A second company report, Global Market for Hydrogen Filling Stations, offers an assessment of the infrastructure needed to drive sales. By 2050, Jaffrey said fuel cells will be the “fastest growing segment of the auto market.” The report estimates fuel-cell vehicles will eventually overtake their battery equivalents because of longer range and faster refueling times.

Navigant Research is also bullish, stating in 2013 that worldwide sales would reach two million by 2030. It cited western Europe as a particular hydrogen hub.

Refueling in Copenhagen

Building the refueling networks (as here in Copenhagen) is key to mass deployment, analysts say. Germany is a leader, along with Japan, the U.S. and Korea. (Hydrogen Link Denmark/Flickr)

Other projections are more modest. Lux Research, in a 2013 report called The Great Compression: the Future of the Hydrogen Economy, said that fuel cell vehicles (including forklifts) will be a $1.8 billion market in 2030, with 63,000 sales globally. That projection assumes a $6 per kilogram sales price at the pump. Lux also said that 304 fuel cell buses could be sold in 2030.

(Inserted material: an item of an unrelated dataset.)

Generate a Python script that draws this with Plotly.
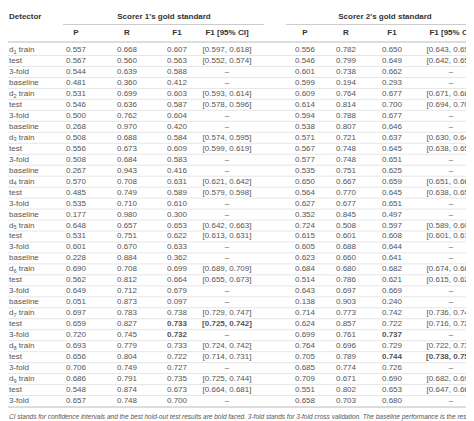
import plotly.graph_objects as go

# row labels
detectors = ["d<sub>%d</sub>" % k for k in range(1, 10)]
settings_full = ["train", "test", "3-fold", "baseline"]
settings_short = ["train", "test", "3-fold"]

# scorer 1: P, R, F1 per row
s1_p = [0.557, 0.567, 0.544, 0.481, 0.531, 0.546, 0.500, 0.268, 0.508, 0.556, 0.508, 0.267,
        0.570, 0.485, 0.535, 0.177, 0.648, 0.531, 0.601, 0.228, 0.690, 0.562, 0.649, 0.051,
        0.697, 0.659, 0.720, 0.693, 0.656, 0.706, 0.686, 0.548, 0.657]
s1_r = [0.668, 0.560, 0.639, 0.360, 0.699, 0.636, 0.762, 0.970, 0.688, 0.673, 0.684, 0.943,
        0.708, 0.749, 0.710, 0.980, 0.657, 0.751, 0.670, 0.884, 0.708, 0.812, 0.712, 0.873,
        0.783, 0.827, 0.745, 0.779, 0.804, 0.749, 0.791, 0.874, 0.748]
s1_f1 = [0.607, 0.563, 0.588, 0.412, 0.603, 0.587, 0.604, 0.420, 0.584, 0.609, 0.583, 0.416,
         0.631, 0.589, 0.610, 0.300, 0.653, 0.622, 0.633, 0.362, 0.699, 0.664, 0.679, 0.097,
         0.738, 0.733, 0.732, 0.733, 0.722, 0.727, 0.735, 0.673, 0.700]
s1_ci = [(0.597, 0.618), (0.552, 0.574), None, None, (0.593, 0.614), (0.578, 0.596), None, None,
         (0.574, 0.595), (0.599, 0.619), None, None, (0.621, 0.642), (0.579, 0.598), None, None,
         (0.642, 0.663), (0.613, 0.631), None, None, (0.689, 0.709), (0.655, 0.673), None, None,
         (0.729, 0.747), (0.725, 0.742), None, (0.724, 0.742), (0.714, 0.731), None,
         (0.725, 0.744), (0.664, 0.681), None]

# scorer 2
s2_p = [0.556, 0.546, 0.601, 0.599, 0.609, 0.614, 0.594, 0.538, 0.571, 0.567, 0.577, 0.535,
        0.650, 0.564, 0.627, 0.352, 0.724, 0.615, 0.605, 0.623, 0.684, 0.514, 0.643, 0.138,
        0.714, 0.624, 0.699, 0.764, 0.705, 0.685, 0.709, 0.551, 0.658]
s2_r = [0.782, 0.799, 0.738, 0.194, 0.764, 0.814, 0.788, 0.807, 0.721, 0.748, 0.748, 0.751,
        0.667, 0.770, 0.677, 0.845, 0.508, 0.601, 0.688, 0.660, 0.680, 0.786, 0.697, 0.903,
        0.773, 0.857, 0.761, 0.696, 0.789, 0.774, 0.671, 0.802, 0.703]
s2_f1 = [0.650, 0.649, 0.662, 0.293, 0.677, 0.700, 0.677, 0.646, 0.637, 0.645, 0.651, 0.625,
         0.659, 0.645, 0.651, 0.497, 0.597, 0.608, 0.644, 0.641, 0.682, 0.621, 0.669, 0.240,
         0.742, 0.722, 0.737, 0.729, 0.744, 0.726, 0.690, 0.653, 0.680]
s2_ci = [(0.643, 0.657), (0.642, 0.655), None, None, (0.671, 0.684), (0.694, 0.706), None, None,
         (0.630, 0.644), (0.638, 0.652), None, None, (0.651, 0.666), (0.638, 0.651), None, None,
         (0.589, 0.606), (0.601, 0.616), None, None, (0.674, 0.689), (0.615, 0.628), None, None,
         (0.736, 0.749), (0.716, 0.728), None, (0.722, 0.736), (0.738, 0.750), None,
         (0.682, 0.697), (0.647, 0.660), None]

# bold cells: (scorer, column, row)
bold_cells = {(1, "f1", 25), (1, "ci", 25), (1, "f1", 26), (2, "f1", 26), (2, "f1", 28), (2, "ci", 28)}

footnote = ["CI stands for confidence intervals and the best hold-out test results are bold faced. "
            "3-fold stands for 3-fold cross validation. The baseline performance is the result of using the suggested",
            "parameters of the original publication."]

labels = []
for k, d in enumerate(detectors):
    sets = settings_full if k < 6 else settings_short
    for j, s in enumerate(sets):
        labels.append(f"{d} train" if j == 0 else s)

W, H = 474, 421
y0, dy = 42.0, 10.97
rows_y = [y0 + i * dy for i in range(len(labels))]
FONT = "Liberation Sans, Arial, sans-serif"
GREY = "#555555"


def fmt(v):
    return f"{v:.3f}"


def fmt_ci(c):
    return "–" if c is None else f"[{c[0]:.3f}, {c[1]:.3f}]"


def cells(scorer, col, vals):
    out = []
    for i, v in enumerate(vals):
        t = v if isinstance(v, str) else fmt(v)
        if (scorer, col, i) in bold_cells:
            t = f"<b>{t}</b>"
        out.append(t)
    return out


fig = go.Figure()

columns = [
    (68, cells(1, "p", s1_p)), (119, cells(1, "r", s1_r)), (169, cells(1, "f1", s1_f1)),
    (219, cells(1, "ci", [fmt_ci(c) for c in s1_ci])),
    (297, cells(2, "p", s2_p)), (338, cells(2, "r", s2_r)), (384, cells(2, "f1", s2_f1)),
    (443, cells(2, "ci", [fmt_ci(c) for c in s2_ci])),
]
for x, texts in columns:
    fig.add_trace(go.Scatter(x=[x] * len(texts), y=rows_y, text=texts, mode="text",
                             textposition="middle center",
                             textfont=dict(family=FONT, size=8, color=GREY),
                             cliponaxis=False, hoverinfo="skip", showlegend=False))

fig.add_trace(go.Scatter(x=[1] * len(labels), y=rows_y, text=labels, mode="text",
                         textposition="middle right",
                         textfont=dict(family=FONT, size=8, color=GREY),
                         hoverinfo="skip", showlegend=False))

# headers
hdr_x = [68, 119, 169, 219, 297, 338, 384, 443]
hdr_t = ["P", "R", "F1", "F1 [95% CI]"] * 2
fig.add_trace(go.Scatter(x=hdr_x, y=[25] * 8, text=[f"<b>{t}</b>" for t in hdr_t], mode="text",
                         textfont=dict(family=FONT, size=8, color="#333333"),
                         hoverinfo="skip", showlegend=False))
fig.add_trace(go.Scatter(x=[1, 156, 377], y=[9, 9, 9],
                         text=["<b>Detector</b>", "<b>Scorer 1's gold standard</b>", "<b>Scorer 2's gold standard</b>"],
                         mode="text", textposition=["middle right", "middle center", "middle center"],
                         textfont=dict(family=FONT, size=8, color="#333333"),
                         hoverinfo="skip", showlegend=False))

shapes = [
    dict(type="line", x0=55, x1=256, y0=16.5, y1=16.5, line=dict(color="#cccccc", width=1)),
    dict(type="line", x0=278, x1=474, y0=16.5, y1=16.5, line=dict(color="#cccccc", width=1)),
    dict(type="line", x0=0, x1=474, y0=34, y1=34, line=dict(color="#bbbbbb", width=1)),
]
for y in rows_y[1:]:
    shapes.append(dict(type="line", x0=0, x1=474, y0=y - dy / 2, y1=y - dy / 2,
                       line=dict(color="#e6e6e6", width=1)))
shapes.append(dict(type="line", x0=0, x1=474, y0=rows_y[-1] + 6, y1=rows_y[-1] + 6,
                   line=dict(color="#bbbbbb", width=1)))

fig.add_trace(go.Scatter(x=[1, 1], y=[409, 419], text=[f"<i>{t}</i>" for t in footnote], mode="text",
                         textposition="middle right",
                         textfont=dict(family=FONT, size=6.5, color="#555555"),
                         hoverinfo="skip", showlegend=False))

fig.update_layout(
    width=W, height=H, margin=dict(l=0, r=0, t=0, b=0),
    paper_bgcolor="white", plot_bgcolor="white", shapes=shapes,
    xaxis=dict(range=[0, W], visible=False, fixedrange=True),
    yaxis=dict(range=[H, 0], visible=False, fixedrange=True),
)
fig.write_html("out.html")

And California’s Air Resources Board estimates (via surveys of automakers) sales of 18,500 in the state by 2020, and 34,300 by 2021. Obviously, carmakers imagine a wider market as more models are released and the fueling infrastructure grows. But it’s basically guesswork, since the battery electric vehicle will not remain stagnant—the forthcoming Chevrolet Bolt, for instance, has an EPA-certified range of 238 miles, and is capable of  20-minute recharges. Hydrogen cars need to maintain their range and refueling advantage.

Information Trends is confident that this will happen, beginning with “fleets and high-end customers.” It says that the U.S, will initially be the market leader, but Asia-Pacific will soon experience the most growth. “Japan is the most bullish on this technology,” Information Trends said, adding that the Japanese government is envisioning a “hydrogen society” that includes the use of fuel cells to power buildings.

Deployment of hydrogen vehicles is well underway worldwide, and the next few years are critical for the technology to gain momentum and develop into formidable competition for both internal combustion and battery electrics.